Risk factors for mitral valve stenosis include:

  • Untreated strep infections. A history of untreated strep throat or rheumatic fever increases the risk of mitral valve stenosis. However, rheumatic fever is rare in the United States. But it's still a problem in developing nations.
  • Aging. Older adults are at increased risk of calcium buildup around the mitral valve.
  • Radiation therapy. Radiation causes changes in the mitral valve shape and structure. Rarely, people who receive radiation therapy to the chest area for certain types of cancer may develop mitral valve stenosis.
  • Illegal drug use. MDMA, short for 3,4-methylenedioxymethamphetamine and commonly called molly or ecstasy, increases the risk of mitral valve disease.
  • Use of certain medicines. Some migraine drugs contain a class of medicine called ergot alkaloids. Ergotamine is an example. Ergot alkaloids may rarely cause heart valve scarring that leads to mitral stenosis. Older weight-loss drugs that contained fenfluramine (Pondimin) or dexfenfluramine (Redux) also are linked to heart valve disease and other heart problems. Fen-phen is an example. It's no longer sold in the United States.


Untreated, mitral valve stenosis can lead to complications such as:

  • Irregular heartbeats. Irregular heartbeats are called arrhythmias. Mitral valve stenosis may cause an irregular and chaotic heart rhythm called atrial fibrillation. It's commonly known as AFib. AFib is a common complication of mitral stenosis. The risk increases with age and more-severe stenosis.
  • Blood clots. Irregular heartbeats linked to mitral valve stenosis can cause blood clots to form in the heart. If a blood clot from the heart travels to the brain, a stroke can occur.
  • High blood pressure in the lung arteries. The medical name for this condition is pulmonary hypertension. It can occur if a narrowed mitral valve slows or blocks blood flow. Decreased blood flow raises pressure in the lung arteries.
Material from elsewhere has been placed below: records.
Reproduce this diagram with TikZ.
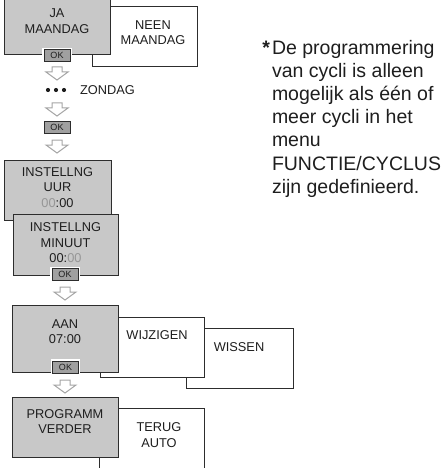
\documentclass[tikz,border=0pt]{standalone}
\usepackage{fontspec}
\setmainfont{Liberation Sans}
\definecolor{boxgray}{RGB}{200,200,200}
\definecolor{okgray}{RGB}{160,160,160}
\definecolor{edge}{RGB}{45,45,45}
\definecolor{arrowgray}{RGB}{165,165,165}
\definecolor{dimtext}{RGB}{150,150,150}
\definecolor{txt}{RGB}{30,30,30}
\begin{document}
\begin{tikzpicture}[x=1pt,y=-1pt,
  every node/.style={inner sep=0pt, outer sep=0pt},
  screen/.style={rectangle, draw=edge, line width=0.9pt, fill=boxgray},
  option/.style={rectangle, draw=edge, line width=0.9pt, fill=white},
  lbl/.style={text=txt, align=center, font=\fontsize{12.8}{15.5}\selectfont},
  okbtn/.style={rectangle, fill=okgray, draw=edge, line width=0.6pt,
    minimum width=26pt, minimum height=12pt,
    font=\fontsize{9}{10}\selectfont, text=txt,
    preaction={draw=white, line width=3.5pt}},
  hollowdown/.pic={\draw[draw=arrowgray, fill=white, line width=1pt, line join=miter]
    (-5,0) -- (5,0) -- (5,5) -- (11,5) -- (0,13) -- (-11,5) -- (-5,5) -- cycle;},
  note/.style={text=txt, align=left, font=\fontsize{19.5}{23.2}\selectfont},
]
\useasboundingbox (0,0) rectangle (444,468);

% --- Monday choice
\node[option, minimum width=105pt, minimum height=60pt] (neen) at (144.5,36) {};
\node[lbl] (neent) at (153,32.5) {NEEN\\MAANDAG};
\node[screen, minimum width=106pt, minimum height=59pt] (ja) at (57,24.5) {};
\node[lbl] (jat) at (57,21) {JA\\MAANDAG};
\node[okbtn] (ok1) at (57,55.5) {OK};
\pic at (57,67) {hollowdown};

% --- dots ZONDAG
\fill[txt] (48,90) circle[radius=2.1pt] (56,90) circle[radius=2.1pt] (64,90) circle[radius=2.1pt];
\node[lbl, anchor=west] (zon) at (80,90) {ZONDAG};
\pic at (57,103) {hollowdown};
\node[okbtn] (ok2) at (57,127) {OK};
\pic at (57,140) {hollowdown};

% --- hour / minute
\node[screen, minimum width=107pt, minimum height=60pt] (uur) at (57.5,190) {};
\node[lbl] (uurt) at (57.5,187.5) {INSTELLNG\\UUR\\{\color{dimtext}00}:00};
\node[screen, minimum width=105pt, minimum height=61pt] (min) at (65.5,244.5) {};
\node[lbl] (mint) at (65.5,243) {INSTELLNG\\MINUUT\\00:{\color{dimtext}00}};
\node[okbtn] (ok3) at (65,274.5) {OK};
\pic at (65,287) {hollowdown};

% --- AAN / WIJZIGEN / WISSEN
\node[option, minimum width=107pt, minimum height=60pt] (wiss) at (239.5,358) {};
\node[lbl] (wisst) at (239,347) {WISSEN};
\node[option, minimum width=104pt, minimum height=60pt] (wijz) at (152,347) {};
\node[lbl] (wijzt) at (157,335) {WIJZIGEN};
\node[screen, minimum width=106pt, minimum height=67pt] (aan) at (65,338.5) {};
\node[lbl] (aant) at (65,331.5) {AAN\\07:00};
\node[okbtn] (ok4) at (65.5,367) {OK};
\pic at (65,380) {hollowdown};

% --- PROGRAMM VERDER / TERUG AUTO
\node[option, minimum width=105pt, minimum height=70pt] (terug) at (151.5,443) {};
\node[lbl] (terugt) at (159,435) {TERUG\\AUTO};
\node[screen, minimum width=106pt, minimum height=60pt] (prog) at (65,427) {};
\node[lbl] (progt) at (65,421.5) {PROGRAMM\\VERDER};

% --- footnote (base anchor = baseline of the last line)
\node[note, anchor=base west] (fn) at (272,193.2)
  {\llap{\bfseries *\hspace{2pt}}De programmering\\van cycli is alleen\\mogelijk als één of\\meer cycli in het\\menu\\FUNCTIE/CYCLUS\\zijn gedefinieerd.};
\end{tikzpicture}
\end{document}
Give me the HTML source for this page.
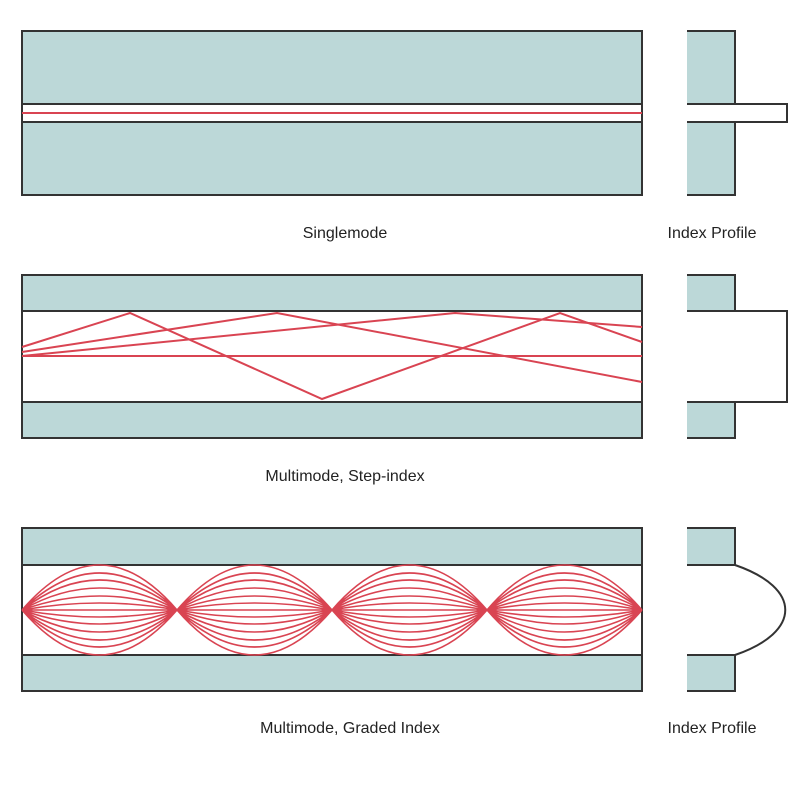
<!DOCTYPE html>
<html><head><meta charset="utf-8"><style>
html,body{margin:0;padding:0;background:#fff;}
svg{display:block}
text{font-family:"Liberation Sans",sans-serif;font-size:16px;fill:#222;}
</style></head><body>
<svg width="800" height="800" viewBox="0 0 800 800" xmlns="http://www.w3.org/2000/svg">
<g stroke="#333" stroke-width="2">
<rect x="22" y="31" width="620" height="164" fill="#bcd8d8"/>
<rect x="22" y="104" width="620" height="18" fill="#fff"/>
<path d="M687 31 H735 V104 H687 Z M687 122 H735 V195 H687 Z" fill="#bcd8d8" stroke="none"/>
<path d="M687 31 H735 V104 H787 V122 H735 V195 H687 M687 104 H735 M687 122 H735" fill="none"/>
<rect x="22" y="275" width="620" height="163" fill="#bcd8d8"/>
<rect x="22" y="311" width="620" height="91" fill="#fff"/>
<path d="M687 275 H735 V311 H687 Z M687 402 H735 V438 H687 Z" fill="#bcd8d8" stroke="none"/>
<path d="M687 275 H735 V311 H787 V402 H735 V438 H687 M687 311 H735 M687 402 H735" fill="none"/>
<rect x="22" y="528" width="620" height="163" fill="#bcd8d8"/>
<rect x="22" y="565" width="620" height="90" fill="#fff"/>
<path d="M687 528 H735 V565 H687 Z M687 655 H735 V691 H687 Z" fill="#bcd8d8" stroke="none"/>
<path d="M687 528 H735 V565 C802 588 802 632 735 655 V691 H687 M687 565 H735 M687 655 H735" fill="none"/>
</g>
<g stroke="#d94452" stroke-width="2" fill="none">
<line x1="22" y1="113" x2="642" y2="113"/>
<polyline points="22,347 130,313 322,399 560,313 642,342"/>
<polyline points="22,352 277,313 642,382"/>
<polyline points="22,356 455,313 642,327"/>
<line x1="22" y1="356" x2="642" y2="356"/>
</g>
<g stroke="#d94452" stroke-width="1.6" fill="none">
<path id="lens" d="M22 610 H177
M22 610 Q99.5 596 177 610 M22 610 Q99.5 624 177 610
M22 610 Q99.5 582 177 610 M22 610 Q99.5 638 177 610
M22 610 Q99.5 566 177 610 M22 610 Q99.5 654 177 610
M22 610 Q99.5 550 177 610 M22 610 Q99.5 670 177 610
M22 610 Q99.5 536 177 610 M22 610 Q99.5 684 177 610
M22 610 Q99.5 520 177 610 M22 610 Q99.5 700 177 610"/>
<use href="#lens" x="155"/>
<use href="#lens" x="310"/>
<use href="#lens" x="465"/>
</g>
<text x="345" y="238" text-anchor="middle">Singlemode</text>
<text x="712" y="238" text-anchor="middle">Index Profile</text>
<text x="345" y="481" text-anchor="middle">Multimode, Step-index</text>
<text x="350" y="733" text-anchor="middle">Multimode, Graded Index</text>
<text x="712" y="733" text-anchor="middle">Index Profile</text>
</svg>
</body></html>
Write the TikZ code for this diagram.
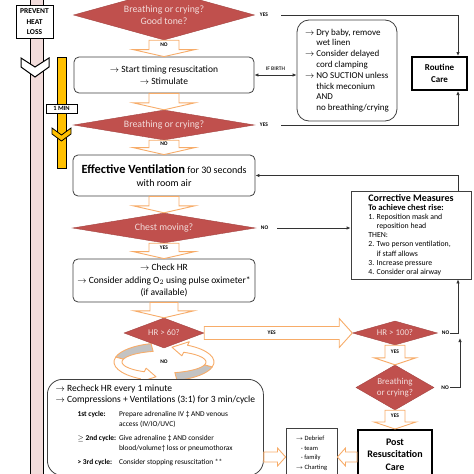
\documentclass[tikz,border=0pt]{standalone}
\usepackage{fontspec}
\setmainfont{Carlito}
\usetikzlibrary{calc,positioning,shapes.geometric,arrows.meta}

\definecolor{qred}{RGB}{192,80,77}
\definecolor{qtext}{RGB}{242,220,219}
\definecolor{barpink}{RGB}{242,220,219}
\definecolor{bargold}{RGB}{255,192,0}
\definecolor{flowline}{RGB}{247,172,105}
\definecolor{loopgray}{RGB}{195,195,195}

\newcommand{\nxt}{$\rightarrow$\ }
\newcommand{\flowind}{\hphantom{$\rightarrow$\ }}

% hollow block arrow pointing down, from #1 to #2
\newcommand{\downflow}[5]{%
  \draw[flow] let \p1=(#1), \p2=(#2) in
    (\x1-#4,\y1) -- (\x1+#4,\y1) -- (\x1+#4,\y2+7pt) -- (\x1+#5,\y2+7pt)
    -- (\x1,\y2) -- (\x1-#5,\y2+7pt) -- (\x1-#4,\y2+7pt) -- cycle
    node[flowlabel] at (\x1,{(\y1+\y2+7pt)/2}) {#3};}

% hollow block arrow pointing left or right
\newcommand{\sideflow}[5]{%
  \draw[flow] let \p1=(#1), \p2=(#2), \n1={(\x2-\x1)/abs(\x2-\x1)*0.9*#5} in
    (\x1,\y1-#4) -- (\x2-\n1,\y1-#4) -- (\x2-\n1,\y1-#5) -- (\x2,\y1)
    -- (\x2-\n1,\y1+#5) -- (\x2-\n1,\y1+#4) -- (\x1,\y1+#4) -- cycle
    node[flowlabel] at ({(\x1+\x2-\n1)/2},\y1) {#3};}

\begin{document}
\begin{tikzpicture}[
  x=1pt, y=-1pt,
  font=\fontsize{9.5}{11.5}\selectfont,
  qbox/.style={diamond, draw=qred!85!black, fill=qred, text=qtext, inner sep=0pt, align=center},
  stepbox/.style={rectangle, rounded corners=5pt, draw=black!75, line width=0.8pt, fill=white, align=center, inner sep=2pt},
  endbox/.style={rectangle, draw=black, line width=2pt, fill=white, align=center, font=\fontsize{9}{12}\selectfont\bfseries},
  sidebox/.style={rectangle, draw=black!75, line width=0.8pt, fill=white, align=left},
  tagbox/.style={rectangle, draw=black, line width=1pt, fill=white, align=center, inner sep=0pt},
  flow/.style={draw=flowline, fill=white, line width=0.9pt},
  flowlabel/.style={font=\fontsize{5.5}{6}\selectfont\bfseries, inner sep=0pt},
  lbl/.style={font=\fontsize{5.5}{6}\selectfont\bfseries, inner sep=1pt},
  arrow/.style={-{Latex[length=4pt,width=3.5pt]}, line width=0.8pt, black!80},
  loopband/.style={draw=flowline, line width=0.9pt, line join=round}
]
\useasboundingbox (0,0) rectangle (474,474);

% timeline bars on the left
\draw[line width=1pt, fill=barpink] (30,-5) rectangle (43,480);
\draw[line width=1pt, fill=white] (21,58) -- (35,67) -- (49,58) -- (49,67) -- (35,77) -- (21,67) -- cycle;
\node[tagbox, minimum width=37pt, minimum height=33pt, font=\fontsize{7.5}{10.5}\selectfont\bfseries] (heat) at (34.5,22) {PREVENT\\HEAT\\LOSS};
\draw[line width=0.8pt, fill=bargold] (57,57) rectangle (66,168);
\draw[line width=0.8pt, fill=bargold] (52,128) -- (61.5,135) -- (71,128) -- (71,134) -- (61.5,141) -- (52,134) -- cycle;
\node[tagbox, minimum width=31pt, minimum height=9pt, font=\fontsize{6.5}{7}\selectfont\bfseries] (onemin) at (61.5,108.5) {1 MIN};

% main column
\node[qbox, minimum width=181pt, minimum height=50pt, aspect=3.6, font=\fontsize{9.8}{12}\selectfont] (q1) at (164,15) {Breathing or crying?\\Good tone?};
\node[stepbox, minimum width=180pt, minimum height=36pt] (s1) at (164,75) {\nxt Start timing resuscitation\\\nxt Stimulate};
\node[qbox, minimum width=181pt, minimum height=30pt, aspect=6, font=\fontsize{9.8}{12}\selectfont] (q2) at (164,125) {Breathing or crying?};
\node[stepbox, minimum width=182pt, minimum height=41pt, font=\fontsize{10}{13}\selectfont] (ev) at (164,175.5)
  {{\fontsize{12.5}{13}\selectfont\bfseries Effective Ventilation} for 30 seconds\\with room air};
\node[qbox, minimum width=183pt, minimum height=30pt, aspect=6, font=\fontsize{9.8}{12}\selectfont] (q3) at (164,228) {Chest moving?};
\node[stepbox, minimum width=182pt, minimum height=43pt, font=\fontsize{9.5}{12.5}\selectfont] (hr) at (164,280.5)
  {\nxt Check HR\\\nxt Consider adding O$_2$ using pulse oximeter*\\(if available)};

% loop round HR > 60
\coordinate (loopc) at (164,362);
\draw[loopband, fill=loopgray] ($(loopc)+(255:50 and 19)$) arc[start angle=255, end angle=195, x radius=50, y radius=19]
  -- ($(loopc)+(195:42 and 11)$) arc[start angle=195, end angle=255, x radius=42, y radius=11] -- cycle;
\draw[loopband, fill=white] ($(loopc)+(195:50 and 19)$) arc[start angle=195, end angle=118, x radius=50, y radius=19]
  -- ($(loopc)+(118:54 and 23)$) -- ($(loopc)+(100:46 and 15)$) -- ($(loopc)+(118:38 and 7)$)
  -- ($(loopc)+(118:42 and 11)$) arc[start angle=118, end angle=195, x radius=42, y radius=11] -- cycle;
\draw[loopband, fill=loopgray] ($(loopc)+(75:50 and 19)$) arc[start angle=75, end angle=15, x radius=50, y radius=19]
  -- ($(loopc)+(15:42 and 11)$) arc[start angle=15, end angle=75, x radius=42, y radius=11] -- cycle;
\draw[loopband, fill=white] ($(loopc)+(15:50 and 19)$) arc[start angle=15, end angle=-62, x radius=50, y radius=19]
  -- ($(loopc)+(-62:54 and 23)$) -- ($(loopc)+(-80:46 and 15)$) -- ($(loopc)+(-62:38 and 7)$)
  -- ($(loopc)+(-62:42 and 11)$) arc[start angle=-62, end angle=15, x radius=42, y radius=11] -- cycle;
\node[lbl] (n4) at (loopc) {NO};

\node[qbox, minimum width=80pt, minimum height=30pt, aspect=2.7, font=\fontsize{8.8}{11}\selectfont] (q4) at (164,333) {HR > 60?};
\node[qbox, minimum width=85pt, minimum height=24pt, aspect=3.5, font=\fontsize{8.8}{11}\selectfont] (q5) at (395,333) {HR > 100?};
\node[qbox, minimum width=78pt, minimum height=45pt, aspect=1.75, font=\fontsize{9}{11}\selectfont] (q6) at (395,387.5) {Breathing\\or crying?};

\node[stepbox, rounded corners=15pt, anchor=north west, minimum width=216pt, inner sep=5pt, text depth=30pt, align=left,
      font=\fontsize{9.5}{11.5}\selectfont] (big) at (47,379)
  {\nxt Recheck HR every 1 minute\\
   \nxt Compressions + Ventilations (3:1) for 3 min/cycle\\[5pt]
   \hspace*{22pt}{\fontsize{7.4}{9.5}\selectfont\begin{tabular}{@{}l@{\hspace{3pt}}l@{}}
   \textbf{1st cycle:} & Prepare adrenaline IV \ddag\ AND venous\\
    & access (IV/IO/UVC)\\[5pt]
   \textbf{$\geq$ 2nd cycle:} & Give adrenaline \ddag\ AND consider\\
    & blood/volume\dag\ loss or pneumothorax\\[5pt]
   \textbf{> 3rd cycle:} & Consider stopping resuscitation **
   \end{tabular}}};

\node[endbox, anchor=north, minimum width=74pt, inner ysep=9pt, text depth=25pt, font=\fontsize{10}{12.5}\selectfont\bfseries] (post) at (395,429) {Post\\Resuscitation\\Care};
\node[sidebox, anchor=north, minimum width=51pt, inner ysep=8pt, text depth=25pt, font=\fontsize{6.5}{9.5}\selectfont] (db) at (311.5,428)
  {\nxt Debrief\\\hspace*{5pt}- team\\\hspace*{5pt}- family\\\nxt Charting};
\coordinate (dbmid) at ([yshift=-29pt]db.north);

% right-hand boxes
\node[endbox, minimum width=55pt, minimum height=33pt] (rc) at (439.5,73.5) {Routine\\Care};
\node[sidebox, rounded corners=12pt, minimum width=100pt, minimum height=101pt, font=\fontsize{9}{10.8}\selectfont] (dry) at (347,70.5)
  {\nxt Dry baby, remove\\\flowind wet linen\\\nxt Consider delayed\\\flowind cord clamping\\
   \nxt NO SUCTION unless\\\flowind thick meconium\\\flowind AND\\\flowind no breathing/crying};
\node[sidebox, minimum width=120pt, minimum height=88pt, inner xsep=4pt, inner ysep=2pt, font=\fontsize{7.8}{9.1}\selectfont] (cm) at (411,235)
  {{\fontsize{10}{11}\selectfont\bfseries Corrective Measures}\\
   {\fontsize{8.6}{10}\selectfont\bfseries To achieve chest rise:}\\
   1. Reposition mask and\\\hphantom{1. }reposition head\\THEN:\\
   2. Two person ventilation,\\\hphantom{2. }if staff allows\\
   3. Increase pressure\\4. Consider oral airway};

% thin connectors
\node[lbl, right=4pt of q1] (y1) {YES};
\draw[arrow] ([xshift=12pt]y1.east) -| ([xshift=18.5pt]rc.north);
\node[lbl, right=4pt of q2] (y2) {YES};
\draw[arrow] ([xshift=12pt]y2.east) -| ([xshift=18.5pt]rc.south);
\draw[{Latex[length=4pt,width=3.5pt]}-{Latex[length=4pt,width=3.5pt]}, line width=0.8pt, black!80]
  (s1.east) -- (s1.east -| dry.west) node[lbl, midway, above=3pt] (ifb) {IF BIRTH};
\node[lbl, right=4pt of q3] (n3) {NO};
\draw[arrow] ([xshift=8pt]n3.east) -- (n3.east -| cm.west);
\draw[arrow] ([xshift=47pt]cm.north) |- (ev.east);
\node[lbl, right=3pt of q5] (n5) {NO};
\draw[arrow] (n5.east) -| ([xshift=47pt]cm.south);
\node[lbl, right=6pt of q6] (n6) {NO};
\draw[arrow] (n6.east) -| ($(q5.east -| cm.south)+(49,5)$);

% block arrows
\downflow{q1.south}{s1.north}{NO}{15pt}{31pt}
\downflow{s1.south}{q2.north}{}{15pt}{31pt}
\downflow{q2.south}{ev.north}{NO}{15pt}{31pt}
\downflow{ev.south}{q3.north}{}{15pt}{31pt}
\downflow{q3.south}{hr.north}{YES}{15pt}{31pt}
\downflow{hr.south}{q4.north}{}{14pt}{30pt}
\downflow{q5.south}{q6.north}{YES}{10pt}{21pt}
\downflow{q6.south}{post.north}{YES}{10pt}{21pt}
\sideflow{q4.east}{q5.west}{YES}{6.5pt}{14.5pt}
\sideflow{big.east |- dbmid}{db.west}{}{5pt}{9pt}
\sideflow{post.west |- dbmid}{db.east}{}{5pt}{9pt}

\end{tikzpicture}
\end{document}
The heart must work harder to pump blood through the lungs.
  • Right-sided heart failure. Changes in blood flow and high pressure in the lung arteries put a strain on the heart. The heart must work harder to pump blood to the right-sided heart chambers. The extra effort eventually causes the heart muscle to become weak and fail.


Rheumatic fever is the most common cause of mitral valve stenosis. So the best way to prevent mitral valve stenosis is to prevent rheumatic fever. You can do this by making sure you and your children see a health care provider for sore throats. Untreated strep throat infections can develop into rheumatic fever. Strep throat is usually easily treated with antibiotics.